Turn on the news on any given day and you’re likely to hear a barrage of negativity that can fill you with worry. Of course, the financial world is very much a part of this notion as turbulent markets and consumer confidence seem to ebb and flow like ocean tides. In fact, it can be difficult for the average investor to feel comfortable investing their hard-earned money in such a tumultuous environment.
The good news for investors is that you are in no way alone. Particularly in light of the financial crisis of 2008, significant steps have been taken at both the regulatory and firm levels to better ensure investors are well taken care of and that their best interests are always the primary concern of any investment firm or manager.
Legislative Safety Mechanisms
Often times, much of what we deem as good and beneficial rises from the ashes of disaster. Although it would be nice if we could skip passed learning from our mistakes and just simply instill safety and security mechanisms just because they’re logical and needed, human beings often need to be shown our shortcomings before implementing change.

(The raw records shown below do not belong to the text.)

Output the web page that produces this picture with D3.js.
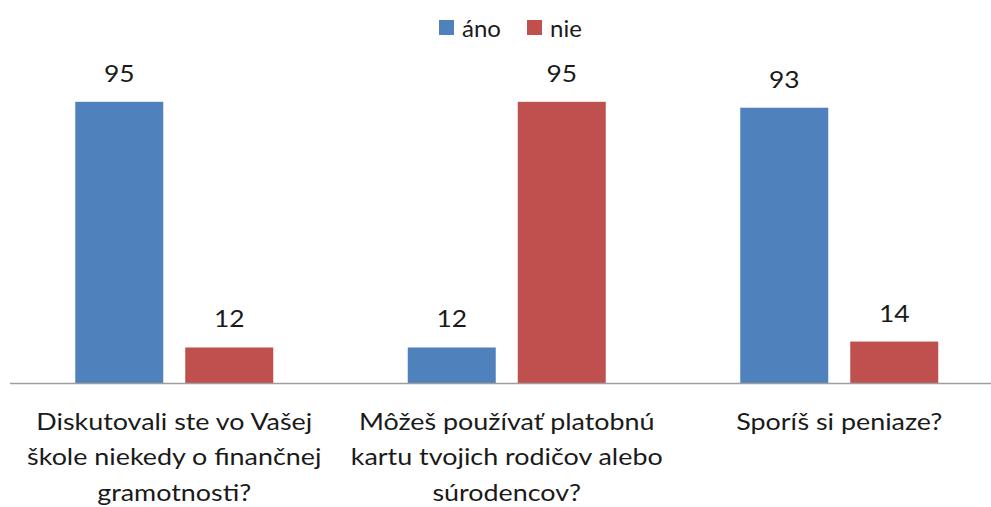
<!DOCTYPE html>
<html>
<head>
<meta charset="utf-8">
<script src="https://cdn.jsdelivr.net/npm/d3@7"></script>
<style>
  html, body { margin: 0; padding: 0; background: #fff; }
  svg { display: block; }
  text { font-family: Lato, "Open Sans", sans-serif; fill: #1a1a1a; }
</style>
</head>
<body>
<svg id="chart" width="991" height="507"></svg>
<script>
const categories = [
  "Diskutovali ste vo Vašej škole niekedy o finančnej gramotnosti?",
  "Môžeš používať platobnú kartu tvojich rodičov alebo súrodencov?",
  "Sporíš si peniaze?"
];
const categoryLines = [
  ["Diskutovali ste vo Vašej", "škole niekedy o finančnej", "gramotnosti?"],
  ["Môžeš používať platobnú", "kartu tvojich rodičov alebo", "súrodencov?"],
  ["Sporíš si peniaze?"]
];
const seriesNames = ["áno", "nie"];
const anoValues = [95, 12, 93];
const nieValues = [12, 95, 14];
const seriesColors = ["#4F81BD", "#C0504D"];

const data = categories.map((c, i) => ({ cat: c, values: [anoValues[i], nieValues[i]] }));

const W = 991, H = 507;
const svg = d3.select("#chart");

const x0 = d3.scaleBand().domain(categories).range([8, 1005.5]).padding(0);
const groupPad = (x0.bandwidth() - 198) / 2;
const x1 = d3.scaleBand().domain(seriesNames)
  .range([groupPad, groupPad + 198]).paddingInner(0.2).paddingOuter(0);
const y = d3.scaleLinear().domain([0, 100]).range([383, 87]);
const color = d3.scaleOrdinal().domain(seriesNames).range(seriesColors);

// bars
const groups = svg.append("g").selectAll("g").data(data).join("g")
  .attr("transform", d => `translate(${x0(d.cat)},0)`);

groups.selectAll("rect")
  .data(d => d.values.map((v, j) => ({ s: seriesNames[j], v })))
  .join("rect")
  .attr("x", d => x1(d.s))
  .attr("width", x1.bandwidth())
  .attr("y", d => y(d.v))
  .attr("height", d => y(0) - y(d.v))
  .attr("fill", d => color(d.s));

groups.selectAll("text.val")
  .data(d => d.values.map((v, j) => ({ s: seriesNames[j], v })))
  .join("text")
  .attr("class", "val")
  .attr("transform", d => `translate(${x1(d.s) + x1.bandwidth() / 2},${y(d.v) - 20}) scale(1.1,1)`)
  .attr("text-anchor", "middle")
  .style("font-size", "24px")
  .text(d => d.v);

// axis line
const xAxis = d3.axisBottom(x0).tickSize(0).tickFormat("");
const ax = svg.append("g").attr("transform", `translate(0,${y(0)})`).call(xAxis);
ax.select(".domain").attr("d", `M10,0.5H${W}`).attr("stroke", "#9e9e9e").attr("stroke-width", 1.5);

// category labels
const labels = svg.append("g").selectAll("text").data(categories).join("text")
  .attr("text-anchor", "middle")
  .style("font-size", "24px")
  .attr("transform", d => `translate(${x0(d) + x0.bandwidth() / 2},430) scale(1.12,1)`);
labels.each(function(d, i) {
  d3.select(this).selectAll("tspan").data(categoryLines[i]).join("tspan")
    .attr("x", 0)
    .attr("y", (l, k) => k * 35.5)
    .text(l => l);
});

// legend
const legendX = [439, 527];
const legend = svg.append("g").selectAll("g").data(seriesNames).join("g")
  .attr("transform", (d, i) => `translate(${legendX[i]},20)`);
legend.append("rect").attr("width", 15).attr("height", 15).attr("fill", d => color(d));
legend.append("text").attr("x", 23).attr("y", 17).style("font-size", "24px").text(d => d);
</script>
</body>
</html>
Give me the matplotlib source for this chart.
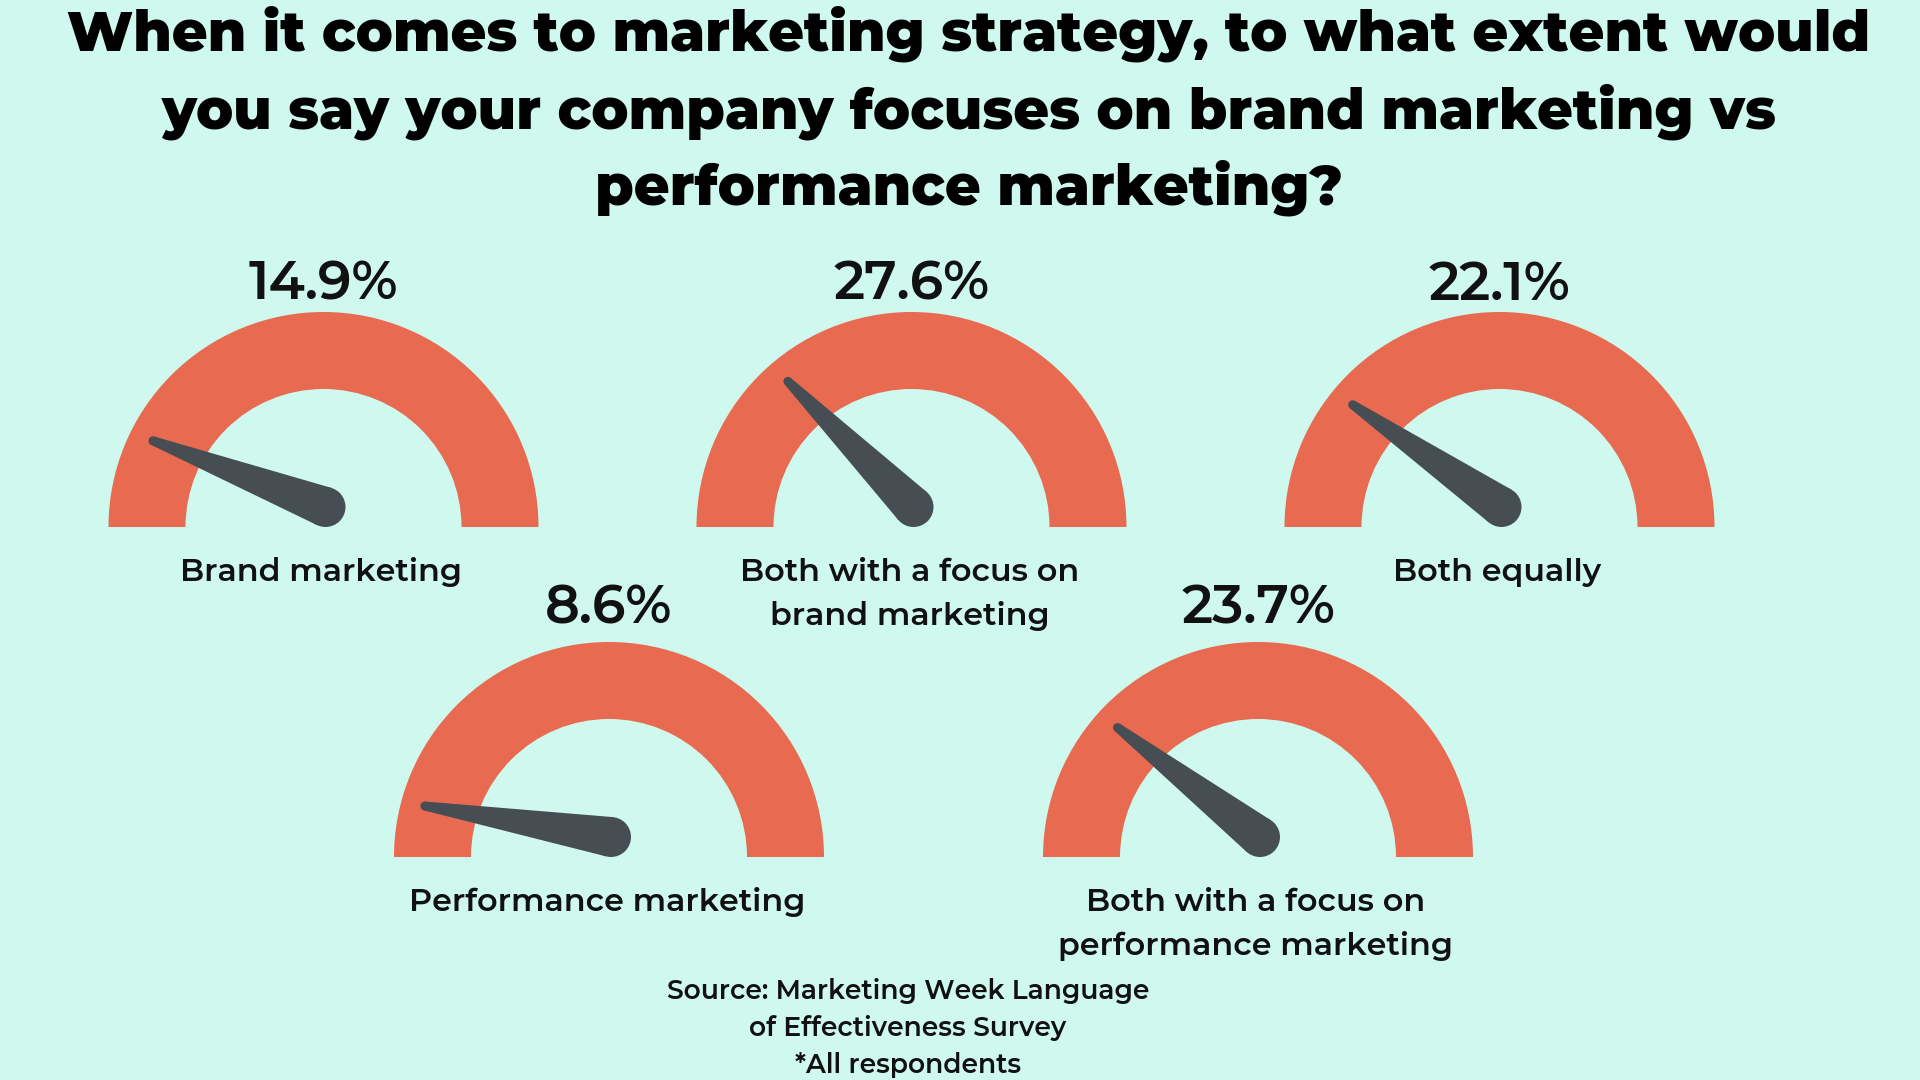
import matplotlib
matplotlib.use("Agg")
import matplotlib.pyplot as plt
from matplotlib import font_manager as fm
from matplotlib.patches import Wedge, Circle, Polygon
import numpy as np

# ---- data ----
categories = ["Brand marketing",
              "Both with a focus on\nbrand marketing",
              "Both equally",
              "Performance marketing",
              "Both with a focus on\nperformance marketing"]
values = [14.9, 27.6, 22.1, 8.6, 23.7]
value_labels = ["14.9%", "27.6%", "22.1%", "8.6%", "23.7%"]
title_lines = ["When it comes to marketing strategy, to what extent would",
               "you say your company focuses on brand marketing vs",
               "performance marketing?"]
source_lines = ["Source: Marketing Week Language",
                "of Effectiveness Survey",
                "*All respondents"]

# ---- layout (pixel coordinates, y downward) ----
centers = [(323.5, 527), (911.5, 527), (1499.5, 527), (609, 857), (1258, 857)]
R_OUT, R_IN = 215, 138
BG = "#CFF9EE"
ORANGE = "#E86A50"
NEEDLE = "#464E54"
TEXT = "#111111"


def make_font(weight, size):
    """Montserrat at a given weight (instancing the variable font if needed)."""
    fp = None
    try:
        from fontTools.ttLib import TTFont
        from fontTools.varLib import instancer
        path = fm.findfont(fm.FontProperties(family='Montserrat', style='normal'),
                           fallback_to_default=False)
        f = TTFont(path)
        if 'fvar' in f:
            ax_ = {a.axisTag: a for a in f['fvar'].axes}
            loc = {}
            if 'wght' in ax_:
                a = ax_['wght']
                loc['wght'] = min(max(weight, a.minValue), a.maxValue)
            if 'ital' in ax_:
                loc['ital'] = 0
            inst = instancer.instantiateVariableFont(f, loc)
            out = f"montserrat_{weight}.ttf"
            inst.save(out)
            fp = fm.FontProperties(fname=out)
        else:
            fp = fm.FontProperties(family='Montserrat', weight=weight)
    except Exception:
        fp = fm.FontProperties(family='DejaVu Sans',
                               weight='bold' if weight >= 600 else 'normal')
    fp.set_size(size)
    return fp


f_title = make_font(850, 39.9)
f_pct = make_font(600, 38.5)
f_lab = make_font(600, 22.9)
f_src = make_font(600, 19.1)

fig = plt.figure(figsize=(19.2, 10.8), dpi=100, facecolor=BG)
ax = fig.add_axes([0, 0, 1, 1])
ax.set_facecolor(BG)
ax.set_xlim(0, 1920)
ax.set_ylim(1080, 0)
ax.set_aspect('equal')
ax.axis('off')

for (cx, cy), val, lab, cat in zip(centers, values, value_labels, categories):
    ax.add_patch(Wedge((cx, cy), R_OUT, 180, 360, width=R_OUT - R_IN,
                       facecolor=ORANGE, edgecolor='none'))
    ang = np.deg2rad(val / 100 * 180)
    tip = np.array([cx - 191 * np.cos(ang), cy - 191 * np.sin(ang)])
    piv = np.array([cx + 2, cy - 20])
    rp, rt = 20, 4.5
    d = tip - piv
    L = np.hypot(*d)
    u = d / L
    n = np.array([-u[1], u[0]])
    s = (rp - rt) / L
    c = np.sqrt(1 - s * s)
    pts = []
    for sign in (1, -1):
        nn = s * u + sign * c * n
        pts.append((piv + rp * nn, tip + rt * nn))
    poly = [pts[0][0], pts[0][1], pts[1][1], pts[1][0]]
    ax.add_patch(Polygon(poly, closed=True, facecolor=NEEDLE, edgecolor='none'))
    ax.add_patch(Circle(piv, rp, facecolor=NEEDLE, edgecolor='none'))
    ax.add_patch(Circle(tip, rt, facecolor=NEEDLE, edgecolor='none'))

    pct_base = cy - 227 if cy < 700 else cy - 233
    ax.text(cx, pct_base, lab, ha='center', va='baseline',
            fontproperties=f_pct, color=TEXT)
    for i, line in enumerate(cat.split("\n")):
        ax.text(cx - 2, cy + 54 + i * 44, line, ha='center', va='baseline',
                fontproperties=f_lab, color=TEXT)

for i, line in enumerate(title_lines):
    ax.text(969, 51 + i * 77, line, ha='center', va='baseline',
            fontproperties=f_title, color='black')

for i, line in enumerate(source_lines):
    ax.text(908, 999 + i * 37, line, ha='center', va='baseline',
            fontproperties=f_src, color=TEXT)

fig.savefig("out.png", dpi=100, facecolor=BG)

In the financial services industry, both a scandal and a crisis have triggered those needed safety mechanisms to help provide additional security for investors. As a result of the Enron and Arthur Andersen downfall towards the beginning of the century, the Sarbanes-Oxley Act was enacted to better ensure transparency and corporate responsibility within the economy. Similarly, the Dodd-Frank Act shortly followed the 2008 financial crisis to create wide-sweeping guidelines and procedures that were specifically designed to help protect the individual investor.
Aside from regulatory measures, registered investment advisory firms are required to have significant safeguards in place to help protect a client’s best interest. First and foremost, the registered office should have an in-house compliance officer that monitors the actions of the investment adviser representative and should review each trade to make sure it is appropriate for the risk tolerance, time horizon, and overall financial goals of a particular client.
Between regulatory and firm-level safety measures, investors should feel more comfortable knowing that the financial guidance they are provided by a trusted advisor has multiple levels of oversight to help ensure sound decisions are being made.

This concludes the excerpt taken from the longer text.